Ainsi, il ne sera pas confié à l'expert la mission de:

- vérifier les conditions des convocations des assemblées générales ni du dépôt des comptes sociaux au greffe du RCS, dont M. W. a pu se convaincre de l'irrégularité laquelle est par ailleurs reconnue puisque M. F. a procédé à de nouvelles convocations de 'ratification' ;

- déterminer ou vérifier les perspectives pour l'exercice clos au 31 décembre 2017.

En revanche, il lui sera demandé de fournir toute explication sur':

- la nature et l'origine exacte des produits figurant dans les comptes de la société CE pour un montant de 26'852 €, et la formule de calcul appliquée à leur détermination ;

- les modalités de facturation des prestations réalisées au profit des autres sociétés dans lesquelles les autres associés, M. F. et le Groupe FRV, ont des intérêts.

La décision intervenant dans l'intérêt de la société comme de ses associés, les dépens de l'instance en la forme des référés seront partagés par moitié entre les parties et les frais d'expertise seront in fine à la charge de la SAS CE conformément à l'article L. 225-231.

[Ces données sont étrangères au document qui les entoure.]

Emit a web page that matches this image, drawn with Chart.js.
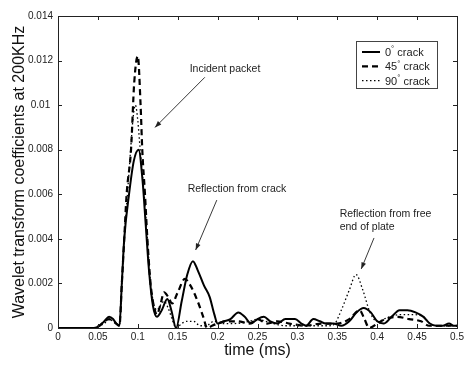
<!DOCTYPE html>
<html>
<head>
<meta charset="utf-8">
<script src="https://cdn.jsdelivr.net/npm/chart.js@4/dist/chart.umd.min.js"></script>
<style>
html,body{margin:0;padding:0;background:#fff;}
#c{display:block;}
</style>
</head>
<body>
<canvas id="c" width="474" height="366"></canvas>
<script>
// ---- data ----
const seriesLabels = ["0° crack", "45° crack", "90° crack"];

const t0 = [0, 0.045, 0.052, 0.058, 0.064, 0.069, 0.073, 0.077, 0.080, 0.083, 0.089, 0.095, 0.101, 0.106, 0.110, 0.114, 0.119, 0.124, 0.130, 0.137, 0.142, 0.148, 0.155, 0.162, 0.169, 0.175, 0.183, 0.190, 0.196, 0.200, 0.208, 0.216, 0.226, 0.234, 0.242, 0.250, 0.258, 0.266, 0.275, 0.285, 0.297, 0.305, 0.311, 0.320, 0.328, 0.336, 0.345, 0.355, 0.365, 0.374, 0.383, 0.392, 0.400, 0.408, 0.418, 0.428, 0.438, 0.448, 0.458, 0.466, 0.474, 0.482, 0.490, 0.496, 0.500];
const v0 = [0, 0, 0.0001, 0.0003, 0.0005, 0.0004, 0.0002, 0.0001, 0.0020, 0.0040, 0.0060, 0.0075, 0.0080, 0.0066, 0.0046, 0.0026, 0.0010, 0.0005, 0.0008, 0.0013, 0.0008, 0.0000, 0.0012, 0.0024, 0.0030, 0.0026, 0.0019, 0.0014, 0.0006, 0.0002, 0.0003, 0.0004, 0.0007, 0.0005, 0.0002, 0.0004, 0.0005, 0.0003, 0.0002, 0.0004, 0.0004, 0.0002, 0.0001, 0.0004, 0.0003, 0.0002, 0.0002, 0.0001, 0.0003, 0.0007, 0.0009, 0.0007, 0.0003, 0.0002, 0.0005, 0.0008, 0.0008, 0.0007, 0.0005, 0.0002, 0.0001, 0.0001, 0.0002, 0.0001, 0.0001];

const t45 = [0, 0.045, 0.052, 0.058, 0.064, 0.069, 0.073, 0.077, 0.080, 0.083, 0.086, 0.0915, 0.0955, 0.100, 0.1035, 0.1056, 0.109, 0.112, 0.116, 0.120, 0.124, 0.128, 0.133, 0.138, 0.143, 0.150, 0.159, 0.166, 0.175, 0.182, 0.187, 0.193, 0.200, 0.210, 0.225, 0.240, 0.250, 0.262, 0.275, 0.290, 0.310, 0.330, 0.350, 0.365, 0.378, 0.384, 0.390, 0.400, 0.410, 0.425, 0.440, 0.455, 0.465, 0.480, 0.500];
const v45 = [0, 0, 0.0001, 0.0003, 0.0004, 0.0003, 0.0002, 0.0001, 0.0020, 0.0040, 0.0060, 0.0080, 0.0110, 0.0122, 0.0100, 0.0080, 0.0060, 0.0040, 0.0020, 0.0010, 0.0006, 0.0010, 0.0016, 0.0014, 0.0011, 0.0016, 0.0022, 0.0019, 0.0012, 0.0005, 0.0000, 0.0001, 0.0002, 0.0003, 0.0003, 0.0002, 0.0004, 0.0002, 0.0003, 0.0002, 0.0001, 0.0002, 0.0002, 0.0004, 0.0008, 0.0004, 0.0000, 0.0002, 0.0004, 0.0005, 0.0004, 0.0003, 0.0001, 0.0001, 0.0001];

const t90 = [0, 0.045, 0.052, 0.058, 0.064, 0.069, 0.073, 0.077, 0.080, 0.083, 0.087, 0.091, 0.094, 0.097, 0.100, 0.103, 0.108, 0.112, 0.116, 0.120, 0.124, 0.128, 0.133, 0.138, 0.143, 0.148, 0.155, 0.162, 0.170, 0.178, 0.186, 0.195, 0.205, 0.220, 0.240, 0.250, 0.260, 0.270, 0.285, 0.300, 0.320, 0.340, 0.347, 0.355, 0.365, 0.3735, 0.382, 0.391, 0.400, 0.415, 0.430, 0.445, 0.458, 0.466, 0.475, 0.490, 0.500];
const v90 = [0, 0, 0.0001, 0.0002, 0.0004, 0.0003, 0.0002, 0.0001, 0.0020, 0.0040, 0.0060, 0.0080, 0.0094, 0.0100, 0.0093, 0.0080, 0.0060, 0.0040, 0.0020, 0.0011, 0.0008, 0.0010, 0.0012, 0.0009, 0.0004, 0.0000, 0.0002, 0.0003, 0.0003, 0.0001, 0.0001, 0.0003, 0.0002, 0.0002, 0.0003, 0.0004, 0.0003, 0.0002, 0.0001, 0.0001, 0.0001, 0.0001, 0.0002, 0.0008, 0.0017, 0.0024, 0.0017, 0.0007, 0.0003, 0.0005, 0.0006, 0.0006, 0.0005, 0.0002, 0.0001, 0.0001, 0.0001];

const xTicks = [0, 0.05, 0.1, 0.15, 0.2, 0.25, 0.3, 0.35, 0.4, 0.45, 0.5];
const yTicks = [0, 0.002, 0.004, 0.006, 0.008, 0.01, 0.012, 0.014];
const xTitle = "time (ms)";
const yTitle = "Wavelet transform coefficients at 200KHz";

// annotations (text + arrow), placed in data units
const notes = [
  {lines: ["Incident packet"], tx: 0.165, ty: 0.01161, from: [0.184, 0.01125], to: [0.1215, 0.0090]},
  {lines: ["Reflection from crack"], tx: 0.1625, ty: 0.00623, from: [0.199, 0.00574], to: [0.1725, 0.0035]},
  {lines: ["Reflection from free", "end of plate"], tx: 0.353, ty: 0.00511, from: [0.396, 0.00404], to: [0.380, 0.00265]}
];

const zip = (t, v) => t.map((x, i) => ({x: x, y: v[i]}));
const FONT = "'Liberation Sans', Arial, sans-serif";
const styles = [
  {borderWidth: 2, borderDash: []},
  {borderWidth: 2.2, borderDash: [6, 4]},
  {borderWidth: 1.3, borderDash: [1.5, 2.5]}
];

const decor = {
  id: 'decor',
  afterDatasetsDraw(chart) {
    const ctx = chart.ctx, a = chart.chartArea;
    const xs = chart.scales.x, ys = chart.scales.y;
    ctx.save();
    // frame
    ctx.strokeStyle = '#222'; ctx.lineWidth = 1; ctx.setLineDash([]);
    ctx.strokeRect(Math.round(a.left) + 0.5, Math.round(a.top) + 0.5, Math.round(a.right - a.left), Math.round(a.bottom - a.top));
    // inner ticks on all four sides
    const L = 4;
    ctx.beginPath();
    xTicks.forEach(v => {
      const p = Math.round(xs.getPixelForValue(v)) + 0.5;
      ctx.moveTo(p, a.bottom); ctx.lineTo(p, a.bottom - L);
      ctx.moveTo(p, a.top); ctx.lineTo(p, a.top + L);
    });
    yTicks.forEach(v => {
      const p = Math.round(ys.getPixelForValue(v)) + 0.5;
      ctx.moveTo(a.left, p); ctx.lineTo(a.left + L, p);
      ctx.moveTo(a.right, p); ctx.lineTo(a.right - L, p);
    });
    ctx.stroke();

    // annotations
    ctx.fillStyle = '#222'; ctx.strokeStyle = '#222';
    ctx.font = '10.5px ' + FONT; ctx.textBaseline = 'middle'; ctx.textAlign = 'left';
    notes.forEach(n => {
      const x = xs.getPixelForValue(n.tx), y = ys.getPixelForValue(n.ty);
      n.lines.forEach((s, i) => ctx.fillText(s, x, y + i * 13));
      const x1 = xs.getPixelForValue(n.from[0]), y1 = ys.getPixelForValue(n.from[1]);
      const x2 = xs.getPixelForValue(n.to[0]), y2 = ys.getPixelForValue(n.to[1]);
      ctx.lineWidth = 0.9;
      ctx.beginPath(); ctx.moveTo(x1, y1); ctx.lineTo(x2, y2); ctx.stroke();
      const ang = Math.atan2(y2 - y1, x2 - x1), h = 7, w = 0.35;
      ctx.beginPath();
      ctx.moveTo(x2, y2);
      ctx.lineTo(x2 - h * Math.cos(ang - w), y2 - h * Math.sin(ang - w));
      ctx.lineTo(x2 - h * Math.cos(ang + w), y2 - h * Math.sin(ang + w));
      ctx.closePath(); ctx.fill();
    });

    // legend box
    const bx = 356, by = 41, bw = 81, bh = 47;
    ctx.fillStyle = '#fff'; ctx.fillRect(bx, by, bw, bh);
    ctx.strokeStyle = '#444'; ctx.lineWidth = 1; ctx.setLineDash([]);
    ctx.strokeRect(bx + 0.5, by + 0.5, bw, bh);
    chart.data.datasets.forEach((ds, i) => {
      const yy = by + 11 + i * 14.3;
      ctx.strokeStyle = '#000';
      ctx.lineWidth = ds.borderWidth;
      ctx.setLineDash(ds.borderDash);
      ctx.beginPath(); ctx.moveTo(bx + 6, yy); ctx.lineTo(bx + 24, yy); ctx.stroke();
      ctx.setLineDash([]);
      ctx.fillStyle = '#222';
      const parts = ds.label.split('°');
      let tx = bx + 29;
      ctx.font = '11px ' + FONT; ctx.textBaseline = 'middle';
      ctx.fillText(parts[0], tx, yy + 1); tx += ctx.measureText(parts[0]).width;
      ctx.font = '8px ' + FONT;
      ctx.fillText('°', tx, yy - 3); tx += ctx.measureText('°').width;
      ctx.font = '11px ' + FONT;
      ctx.fillText(parts[1], tx, yy + 1);
    });
    ctx.restore();
  }
};

new Chart(document.getElementById('c'), {
  type: 'line',
  data: {
    datasets: [zip(t0, v0), zip(t45, v45), zip(t90, v90)].map((d, i) => ({
      label: seriesLabels[i],
      data: d,
      borderColor: '#000',
      borderWidth: styles[i].borderWidth,
      borderDash: styles[i].borderDash,
      pointRadius: 0,
      fill: false,
      cubicInterpolationMode: 'monotone'
    }))
  },
  options: {
    responsive: false,
    devicePixelRatio: 1,
    animation: false,
    events: [],
    layout: {padding: {left: 0, right: 17, top: 16, bottom: 0}},
    plugins: {legend: {display: false}, tooltip: {enabled: false}},
    scales: {
      x: {
        type: 'linear', min: 0, max: 0.5,
        afterBuildTicks: s => { s.ticks = xTicks.map(v => ({value: v})); },
        ticks: {
          color: '#222', font: {family: FONT, size: 10}, padding: 3, maxRotation: 0,
          callback: v => String(Number(v.toFixed(3)))
        },
        grid: {display: false, drawTicks: false},
        border: {display: false},
        title: {display: true, text: xTitle, color: '#111', font: {family: FONT, size: 16}, padding: {top: 0, bottom: 6}},
        afterFit: s => { s.height = 38; }
      },
      y: {
        type: 'linear', min: 0, max: 0.014,
        afterBuildTicks: s => { s.ticks = yTicks.map(v => ({value: v})); },
        ticks: {
          color: '#222', font: {family: FONT, size: 10}, padding: 5,
          callback: v => { const s = String(Number(v.toFixed(3))); return s === '0.01' ? s + ' ' : s; }
        },
        grid: {display: false, drawTicks: false},
        border: {display: false},
        title: {display: true, text: yTitle, color: '#111', font: {family: FONT, size: 16}, padding: {top: 10, bottom: 0}},
        afterFit: s => { s.width = 58; }
      }
    }
  },
  plugins: [decor]
});
</script>
</body>
</html>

Il apparaît équitable que, la demande ayant prospéré en appel, les intimés soient condamnés à verser à M. W. la somme de 1500€ sur le fondement de l'article 700 du code de procédure civile.

PAR CES MOTIFS

La cour,

- Infirme l'ordonnance du juge des référés du tribunal de commerce de Toulouse en date du 11 juillet 2018 en toutes ses dispositions.

Statuant à nouveau':

- Ordonne une expertise de gestion dans le strict respect de l'article L. 225-231 du code de commerce.

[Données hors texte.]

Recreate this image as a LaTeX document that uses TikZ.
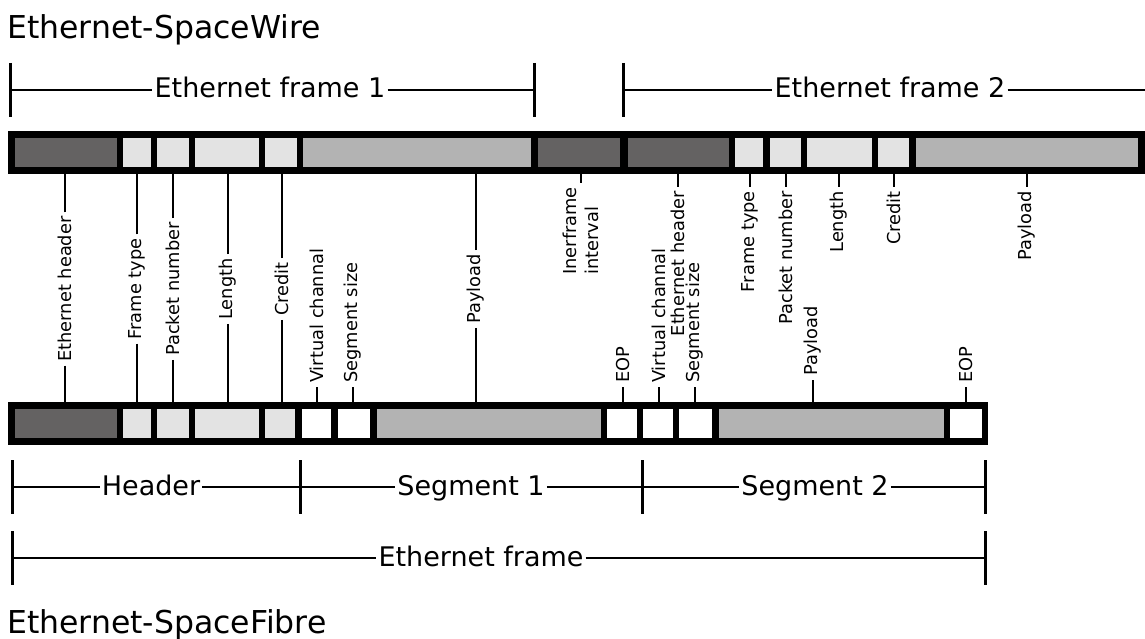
\documentclass[tikz,border=0pt]{standalone}
\usepackage{fontspec}
\setmainfont{DejaVu Sans}
\usetikzlibrary{calc}
\definecolor{darkc}{RGB}{100,98,98}
\definecolor{lightc}{RGB}{227,227,227}
\definecolor{midc}{RGB}{179,179,179}
\newcommand\lblfont{\fontsize{17.8}{22}\selectfont}
\newcommand\brfont{\fontsize{27}{31}\selectfont}
\newcommand\ttlfont{\fontsize{31.5}{37}\selectfont}
\newcommand\mkcell[6]{\node[cellbox,fill=#6,minimum width={(#3-#2)*1pt},minimum height={(#5-#4)*1pt}] (#1) at ({(#2+#3)/2},{(#4+#5)/2}) {};}
\tikzset{
  cellbox/.style={rectangle,inner sep=0pt,outer sep=0pt,draw=none},
  vlab/.style={rotate=90,font=\lblfont,inner sep=4pt},
  lead/.style={line width=2pt},
  brlab/.style={font=\brfont,inner sep=2pt,text height=21pt,text depth=5pt},
  brline/.style={line width=2.5pt},
  brtick/.style={line width=3pt},
  ttl/.style={font=\ttlfont,inner sep=0pt,anchor=base west}
}
\begin{document}
\begin{tikzpicture}[x=1pt,y=-1pt]
\useasboundingbox (0,0) rectangle (1145,639);
\fill[white] (0,0) rectangle (1145,639);

% titles
\node[ttl] (t1) at (7,39) {Ethernet-SpaceWire};
\node[ttl] (t2) at (7,633) {Ethernet-SpaceFibre};

% top bar
\mkcell{topbar}{8}{1145}{131}{174}{black}
\mkcell{T1}{15}{117}{138}{167}{darkc}
\mkcell{T2}{123}{151}{138}{167}{lightc}
\mkcell{T3}{157}{189}{138}{167}{lightc}
\mkcell{T4}{195}{259}{138}{167}{lightc}
\mkcell{T5}{265}{297}{138}{167}{lightc}
\mkcell{T6}{303}{531}{138}{167}{midc}
\mkcell{T7}{538}{620}{138}{167}{darkc}
\mkcell{T8}{628}{729}{138}{167}{darkc}
\mkcell{T9}{735}{763}{138}{167}{lightc}
\mkcell{T10}{770}{801}{138}{167}{lightc}
\mkcell{T11}{807}{872}{138}{167}{lightc}
\mkcell{T12}{878}{909}{138}{167}{lightc}
\mkcell{T13}{916}{1138}{138}{167}{midc}

% bottom bar
\mkcell{botbar}{8}{988}{402}{445}{black}
\mkcell{B1}{15}{117}{409}{438}{darkc}
\mkcell{B2}{123}{151}{409}{438}{lightc}
\mkcell{B3}{157}{189}{409}{438}{lightc}
\mkcell{B4}{195}{259}{409}{438}{lightc}
\mkcell{B5}{265}{295}{409}{438}{lightc}
\mkcell{B6}{302}{331}{409}{438}{white}
\mkcell{B7}{338}{370}{409}{438}{white}
\mkcell{B8}{377}{601}{409}{438}{midc}
\mkcell{B9}{607}{637}{409}{438}{white}
\mkcell{B10}{643}{673}{409}{438}{white}
\mkcell{B11}{679}{712}{409}{438}{white}
\mkcell{B12}{719}{944}{409}{438}{midc}
\mkcell{B13}{950}{982}{409}{438}{white}

% shared labels (top bar to bottom bar)
\foreach \nm/\xx/\tx in {s1/65/Ethernet header, s2/137/Frame type, s3/173/Packet number, s4/228/Length, s5/282/Credit, s6/476/Payload}{
  \node[vlab] (\nm) at (\xx,289) {\tx};
  \draw[lead] (\nm.east) -- (\nm.east |- topbar.south);
  \draw[lead] (\nm.west) -- (\nm.west |- botbar.north);
}

% top-only labels
\foreach \nm/\xx/\tx in {u1/678/Ethernet header, u2/750/Frame type, u3/786/Packet number, u4/839/Length, u5/894/Credit, u6/1027/Payload}{
  \node[vlab,anchor=east] (\nm) at (\xx,187) {\tx};
  \draw[lead] (\nm.east) -- (\nm.east |- topbar.south);
}
\node[vlab,anchor=east,align=left] (u7) at (581,183) {Inerframe\\interval};
\draw[lead] (u7.east) -- (u7.east |- topbar.south);

% bottom-only labels
\foreach \nm/\xx/\yy/\tx in {d1/317/387/Virtual channal, d2/353/387/Segment size, d3/623/387/EOP, d4/659/387/Virtual channal, d5/695/387/Segment size, d6/813/380/Payload, d7/966/387/EOP}{
  \node[vlab,anchor=west] (\nm) at (\xx,\yy) {\tx};
  \draw[lead] (\nm.west) -- (\nm.west |- botbar.north);
}

% brackets: top
\coordinate (f1a) at (10,90);
\coordinate (f1b) at (534,90);
\coordinate (f2a) at (623,90);
\coordinate (f2b) at (1145,90);
\node[brlab] (f1) at (270,90) {Ethernet frame 1};
\node[brlab] (f2) at (890,90) {Ethernet frame 2};
\draw[brline] (f1a) -- (f1.west);
\draw[brline] (f1.east) -- (f1b);
\draw[brline] (f2a) -- (f2.west);
\draw[brline] (f2.east) -- (f2b);
\foreach \c in {f1a,f1b,f2a}{
  \draw[brtick] ([yshift=27pt]\c) -- ([yshift=-27pt]\c);
}

% brackets: bottom segments
\coordinate (h0) at (12,487);
\coordinate (h1) at (300,487);
\coordinate (h2) at (642,487);
\coordinate (h3) at (985,487);
\node[brlab] (hd) at (151,487) {Header};
\node[brlab] (sg1) at (471,487) {Segment 1};
\node[brlab] (sg2) at (815,487) {Segment 2};
\draw[brline] (h0) -- (hd.west);
\draw[brline] (hd.east) -- (h1);
\draw[brline] (h1) -- (sg1.west);
\draw[brline] (sg1.east) -- (h2);
\draw[brline] (h2) -- (sg2.west);
\draw[brline] (sg2.east) -- (h3);
\foreach \c in {h0,h1,h2,h3}{
  \draw[brtick] ([yshift=27pt]\c) -- ([yshift=-27pt]\c);
}

% bracket: whole Ethernet frame
\coordinate (e0) at (12,558);
\coordinate (e1) at (985,558);
\node[brlab] (ef) at (481,558) {Ethernet frame};
\draw[brline] (e0) -- (ef.west);
\draw[brline] (ef.east) -- (e1);
\foreach \c in {e0,e1}{
  \draw[brtick] ([yshift=27pt]\c) -- ([yshift=-27pt]\c);
}
\end{tikzpicture}
\end{document}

- Désigne pour y procéder':

*M. C. Pascal[...]

et à défaut':

* M. G.[...]

avec pour mission de':

- Se rendre au siège de la SAS CE ;

- Recueillir et consigner les explications des parties, prendre connaissance des documents de la cause, se faire remettre par les parties ou par des tiers tous autres documents utiles, entendre tous sachants, recueillir tous renseignements utiles, faire appel à tout autre technicien d'une spécialité autre que la sienne ou se faire assister pour l'accomplissement de sa mission par toute personne de son choix, communiquer aux parties et au juge chargé du suivi de l'expertise une note de synthèse après chaque réunion d'expertise ;

- Etablir un rapport sur les opérations de gestion réalisées par Monsieur Philippe F. es qualités de Président de la société CE portant sur :

*la nature et l'origine exacte des produits figurant dans les comptes de la société CE pour un montant de 26'852 €, et la formule de calcul appliquée à leur détermination ;

*les conditions de détermination du chiffre d'affaires de la société CE, notamment le mode de facturation des prestations réalisées au profit des autres sociétés dans lesquelles M. F. et le Groupe FRV ont des intérêts ;

- Donner tous éléments permettant de déterminer si ces opérations de gestion susvisées sont conformes à l'intérêt social de la société CE ;

- Donner tout élément de nature à établir le montant éventuel des préjudices de la société CE et de ses actionnaires ;

- Etablir un pré-rapport, et le cas échéant, compléter ses investigations ;

- S'expliquer techniquement dans le cadre des chefs de mission ci-dessus énoncés sur les dires et observations des parties qu'il aura recueillies.

Dit que le rapport d'expertise sera déposé au greffe du tribunal de commerce de Montauban dans un délai de deux mois à compter du dépôt de la consignation et que le greffier en assurera la communication aux parties conformément à l'article L. 225-231 du code de commerce.

Dit que les frais d'expertise seront in fine mis à la charge de la SAS CE conformément à l'article L. 225-231.

Dit que M. W. qui a intérêt à la mesure devra faire l'avance des frais d'expertise, à titre provisionnel à valoir sur la rémunération de l'expert.

Fixe à la somme de 2000€ le montant de la provision ainsi mise à la charge de M. W. qu'il devra verser par chèque libellé à l'ordre du régisseur d'avances du tribunal de commerce de Montauban et ce avant le 08 avril 2019, ce chèque devant être adressé, avec les références du dossier (n° R.G.) au greffe du Tribunal de commerce de Montauban.

Dit que les dépens de première instance et d'appel hors frais d'expertise, seront à la charge de M. W. d'une part et de M. F. et la SARL CE d'autre part, pour moitié chacun.

Autorise, conformément aux dispositions de l'article 699 du Code de procédure civile, les avocats de la cause qui en ont fait la demande à recouvrer directement contre la partie condamnée ceux des dépens dont ils auraient fait l'avance sans avoir reçu provision.